Sigma Personeelsdiensten
Vragen?

Extern ondernemerschap wordt ook in Wet VBAR volwaardig element

Het externe ondernemerschap weegt straks ook in de Wet VBAR volwaardig mee, naast de aansturing in het werk en het werken voor eigen risico. Dat blijkt uit een voortgangsbrief van Minister Van Hijum (SZW) en staatssecretaris Van Oostenbruggen (Fiscaliteit, Belastingdienst en Douane) aan de Tweede Kamer.

In de huidige versie van het wetsvoorstel VBAR wordt gekeken naar 5 criteria rondom de aansturing in het werk en 5 criteria over werken voor eigen risico. Pas als die criteria in evenwicht waren, werd er gekeken of iemand zich buiten de arbeidsrelatie gedraagt als ondernemer. Dit wordt gewijzigd. Het externe ondernemerschap weegt straks ook in de Wet VBAR volwaardig mee.

De voortgangsbrief

De minister en staatssecretaris stuurden de Tweede Kamer op 27 maart een brief waarin ze informeren over de voortzetting van het wetsvoorstel Verduidelijking beoordeling arbeidsrelatie en rechtsvermoeden (VBAR) en over de stand van zaken na het opheffen van het handhavingsmoratorium voor schijnzelfstandigheid.

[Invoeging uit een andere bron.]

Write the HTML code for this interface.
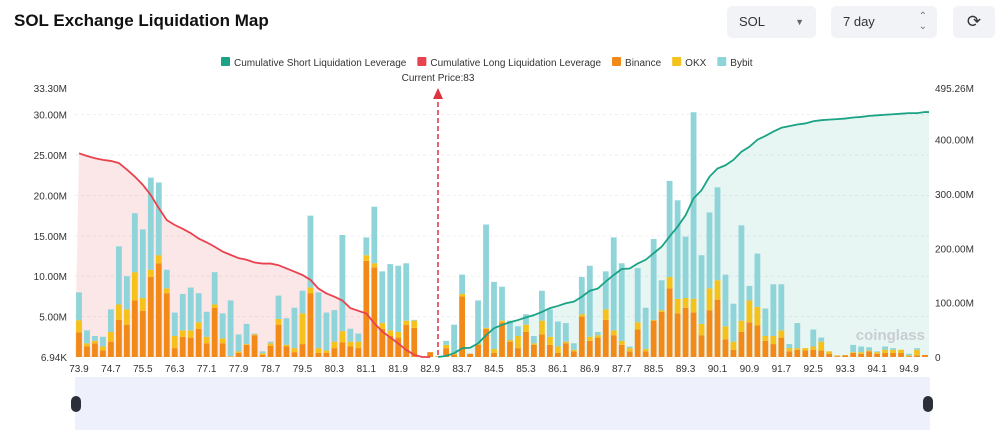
<!DOCTYPE html>
<html><head><meta charset="utf-8"><style>
body{margin:0;width:998px;height:437px;background:#fff;font-family:"Liberation Sans",sans-serif;overflow:hidden;position:relative}
.title{position:absolute;left:14px;top:11px;font-size:17px;font-weight:bold;color:#111}
.sel{position:absolute;top:6px;height:32px;background:#f1f3f6;border-radius:5px;font-size:13px;color:#333;line-height:32px;box-sizing:border-box;padding-left:12px}
</style></head><body>
<div class="title">SOL Exchange Liquidation Map</div>
<div class="sel" style="left:727px;width:89px">SOL<span style="position:absolute;right:12px;font-size:9px;color:#666">▼</span></div>
<div class="sel" style="left:831px;width:106px">7 day<span style="position:absolute;right:10px;top:-1px;font-size:10px;color:#777;line-height:10px;padding-top:7px">⌃<br>⌄</span></div>
<div class="sel" style="left:953px;width:42px;padding:0;text-align:center;font-size:17px">⟳</div>
<svg id="c" width="998" height="437" style="position:absolute;left:0;top:0"></svg>
<script>
const labels=["73.9","74.7","75.5","76.3","77.1","77.9","78.7","79.5","80.3","81.1","81.9","82.9","83.7","84.5","85.3","86.1","86.9","87.7","88.5","89.3","90.1","90.9","91.7","92.5","93.3","94.1","94.9"];
const binance=[3.05,1.3,1.7,0.8,1.9,4.6,4.0,7.0,5.7,9.9,11.6,7.9,1.1,2.5,2.4,3.5,1.7,6.1,1.7,0.05,0.5,1.5,2.7,0.25,1.4,4.0,1.3,0.6,1.6,7.9,0.5,0.5,1.1,1.8,1.3,1.1,11.9,11.1,3.5,2.6,2.4,4.0,3.6,0,0.6,0.1,1.1,0.25,7.5,0.4,1.5,3.5,0.5,4.3,1.9,1.1,3.1,1.5,2.8,1.5,0.5,1.7,0.7,5.0,2.0,2.4,4.6,2.7,1.5,0.7,3.4,0.7,4.5,5.6,8.5,5.4,6.1,5.5,2.7,5.8,7.1,2.2,0.9,3.1,4.3,3.9,2.0,1.6,2.4,0.7,0.9,0.8,0.9,0.8,0.4,0.1,0.2,0.5,0.4,0.7,0.4,0.5,0.5,0.5,0.1,0.2,0.25];
const okx=[1.5,0.4,0.3,0.5,1.2,1.9,1.9,3.5,1.6,0.9,1.0,0.6,1.5,0.8,0.9,0.8,0.8,0.4,0.6,0.05,0.2,0.1,0.1,0.2,0.3,0.7,0.2,0.5,3.8,0.7,0.6,0.3,0.8,1.4,0.6,0.8,0.7,0.5,0.7,0.7,0.7,0.5,0.9,0,0,0,0.4,0.2,0.3,0,0.2,0.1,0.5,0.2,0.2,1.5,0.9,0.2,1.7,1.0,0.8,0.2,0.2,0.3,0.5,0.3,1.3,0.6,0.5,0.4,0.9,0.3,0.1,0.2,1.4,1.8,1.2,1.7,1.4,2.7,2.4,1.6,1.0,1.4,2.7,2.3,0.6,1.0,0.9,0.4,0.2,0.3,0.4,1.1,0.3,0.1,0.05,0.1,0.2,0.1,0.2,0.4,0.4,0.4,0.1,0.7,0];
const bybit=[3.45,1.6,0.6,1.2,2.8,7.2,4.1,7.3,8.5,11.4,9.0,2.3,2.9,4.5,5.3,3.6,3.1,4.0,3.1,6.9,2.1,2.5,0.1,0.25,0.2,2.9,3.3,5.0,2.8,8.9,6.9,4.7,3.9,11.9,1.6,1.0,2.2,7.0,6.4,8.2,8.2,7.1,0.1,0,0,0,0.5,3.55,2.4,0,5.3,12.8,8.3,4.2,2.4,1.2,1.3,0.9,3.7,3.4,3.1,2.3,0.8,4.6,8.8,0.4,4.7,11.5,9.6,0.2,6.7,5.1,10.0,3.7,11.9,12.2,7.6,23.1,8.5,9.4,11.5,6.4,4.7,11.8,1.8,6.6,3.4,6.4,5.7,0.5,3.1,0,2.1,0.5,0,0,0,0.9,0.7,0.4,0.1,0.4,0.2,0,0.2,0.2,0];
const longCum=[375,370,366,363,361,357,345,332,317,298,274,252,243,236,228,218,211,203,194,188,182,179,174,172,172,169,163,157,151,142,126,117,111,104,90,85,80,62,47,36,25,13,4,0,0];
const shortCum=[0,2,7,16,17,25,40,53,59,64,68,73,77,83,90,94,99,102,111,122,126,139,151,162,163,172,179,191,203,222,240,261,292,307,332,347,353,363,378,387,400,407,415,422,425,428,430,434,436,437,438,439,441,442,444,445,446,447,448,449,449,451];
const shortStart=45;
const leftTicks=[["33.30M",33.3],["30.00M",30],["25.00M",25],["20.00M",20],["15.00M",15],["10.00M",10],["5.00M",5],["6.94K",0]];
const rightTicks=[["495.26M",495.26],["400.00M",400],["300.00M",300],["200.00M",200],["100.00M",100],["0",0]];
const legend=[["Cumulative Short Liquidation Leverage","#1aa385"],["Cumulative Long Liquidation Leverage","#e8424f"],["Binance","#f28a1a"],["OKX","#f5c21b"],["Bybit","#8fd4d8"]];

const svg=document.getElementById('c');const NS='http://www.w3.org/2000/svg';
const X0=75,X1=929,Y0=357,Y1=88,N=binance.length,bw=(X1-X0)/N;
const yL=v=>Y0-(Y0-Y1)*v/33.3, yR=v=>Y0-(Y0-Y1)*v/495.26, xC=i=>X0+(i+0.5)*bw;
function mk(t,a,p){const e=document.createElementNS(NS,t);for(const k in a)e.setAttribute(k,a[k]);(p||svg).appendChild(e);return e;}
leftTicks.forEach(t=>{if(t[1]>0&&t[1]<33){const g=mk('line',{x1:X0,x2:X1,y1:yL(t[1]),y2:yL(t[1]),stroke:'#eee','stroke-dasharray':'3,3'});}});
let ptsL=longCum.map((v,i)=>xC(i)+','+yR(v));
const aL=mk('polygon',{points:X0+','+Y0+' '+ptsL.join(' ')+' '+xC(longCum.length-1)+','+Y0,fill:'rgba(232,66,79,0.13)'});

let ptsS=shortCum.map((v,i)=>xC(i+shortStart)+','+yR(v));
const aS=mk('polygon',{points:xC(shortStart)+','+Y0+' '+ptsS.join(' ')+' '+X1+','+yR(shortCum[shortCum.length-1])+' '+X1+','+Y0,fill:'rgba(26,163,133,0.1)'});

for(let i=0;i<N;i++){const x=xC(i)-2.9;let b=0;
 [[binance,'#f28a1a','binance'],[okx,'#f5c21b','okx'],[bybit,'#8fd4d8','bybit']].forEach(s=>{const v=s[0][i];if(v>0){const r=mk('rect',{x:x,width:5.8,y:yL(b+v),height:yL(b)-yL(b+v),fill:s[1]});
 }b+=v;});}
const lL=mk('polyline',{points:ptsL.join(' '),fill:'none',stroke:'#e8424f','stroke-width':1.8});

const lS=mk('polyline',{points:ptsS.join(' ')+' '+X1+','+yR(shortCum[shortCum.length-1]),fill:'none',stroke:'#1aa385','stroke-width':1.8});

const cp=mk('line',{x1:438,x2:438,y1:94,y2:Y0,stroke:'#e0333f','stroke-width':1.5,'stroke-dasharray':'5,3'});

const ar=mk('polygon',{points:'433,99 438,88 443,99',fill:'#e0333f'});

const ct=mk('text',{x:438,y:81,'font-size':10,'text-anchor':'middle',fill:'#333'});ct.textContent='Current Price:83';

leftTicks.forEach(t=>{const e=mk('text',{x:67,y:yL(t[1])+4,'font-size':10,'text-anchor':'end',fill:'#333'});e.textContent=t[0];
 });
rightTicks.forEach(t=>{const e=mk('text',{x:935,y:yR(t[1])+4,'font-size':10,fill:'#333'});e.textContent=t[0];
 });
labels.forEach((l,k)=>{const e=mk('text',{x:xC(k*4),y:372,'font-size':10,'text-anchor':'middle',fill:'#333'});e.textContent=l;
 });
let lx=221;legend.forEach(l=>{const g=mk('g',{});
 mk('rect',{x:lx,y:57,width:9,height:9,rx:1,fill:l[1]},g);const t=mk('text',{x:lx+13,y:66,'font-size':10,fill:'#333'},g);t.textContent=l[0];
 lx+=13+t.getComputedTextLength()+11;});
const wm=mk('text',{x:925,y:340,'font-size':15,'font-weight':'bold','text-anchor':'end',fill:'#c9cdd2'});wm.textContent='coinglass';

const sl=mk('rect',{x:75,y:377,width:855,height:53,fill:'#eef1fc'});
[76,928].forEach(hx=>{const h=mk('rect',{x:hx-5,y:396,width:10,height:16,rx:5,fill:'#2b2f3a'});});
</script>
</body></html>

Extern ondernemerschap volwaardig element

In de voortgangsbrief is onder andere opgenomen dat het extern ondernemerschap straks volwaardig meeweegt, naast de aansturing in het werk en het werken voor eigen risico.

Waarom? De Hoge Raad heeft in het recente antwoord op prejudiciële vragen in de zaak Uber/FNV aangegeven dat er geen rangorde geldt tussen de verschillende gezichtspunten die kunnen wijzen op een arbeidsovereenkomst of werken als zelfstandige (gevolg vanuit het Deliveroo-arrest). Met de voorgenomen wijziging in het wetsvoorstel brengt het kabinet het wetsvoorstel in lijn met dit arrest.

Wijzigt er nu iets?

Voor de huidige praktijk verandert er niets. Ook voor de handhaving heeft het aangepaste wetsvoorstel geen gevolgen. De Belastingdienst handhaaft momenteel al op deze manier op schijnzelfstandigheid, namelijk rekening houdend met huidige wet- en regelgeving en jurisprudentie. Daardoor is het nu al gebruikelijk om alle criteria mee te wegen, waaronder het externe ondernemerschap.

Na invoering van de Wet VBAR zal de toets naar verwachting weinig afwijken van de huidige toets. Dit betekent dat je als opdrachtgever ook actief bij de werkende moet blijven toetsen op zijn ondernemerschap.

Invoering Wet VBAR

In de brief staat dat het kabinet ernaar streeft om het wetsvoorstel VBAR voor de zomer bij de Tweede Kamer in te dienen. Het voornemen is nog steeds om de wet per 1 januari 2026 in werking te laten treden. Wel staat in de brief dat er een risico op vertraging is. Dit is ook gemeld aan de Europese Commissie. Het wetsvoorstel VBAR maakt namelijk onderdeel uit van het Herstel- en Veerkrachtplan. Daarin is de publicatie en inwerkingtreding per 1 januari 2026 van de wet als mijlpaal opgenomen. Het niet (op tijd) behalen van de mijlpaal kan leiden tot een korting op de ontvangsten uit de Herstel- en Veerkrachtfaciliteit die kan oplopen tot 600 euro miljoen per mijlpaal of doelstelling.

Door in het wetsvoorstel aan te sluiten bij de huidige rechtspraak hoopt het kabinet dat de deadline van 1 januari 2026 nog mogelijk is. Het kabinet is er in elk geval alles aan gelegen om de wet (op tijd) door de Kamers te krijgen.

Wat staat er verder in de brief?

In de voortgangsbrief wordt verder ingegaan op de stand van zaken na het opheffen van het handhavingsmoratorium, overige acties die bijdragen aan meer verduidelijking en de positie van zelfstandigen in de praktijk en het tegengaan van schijnzelfstandigheid binnen de Rijksoverheid.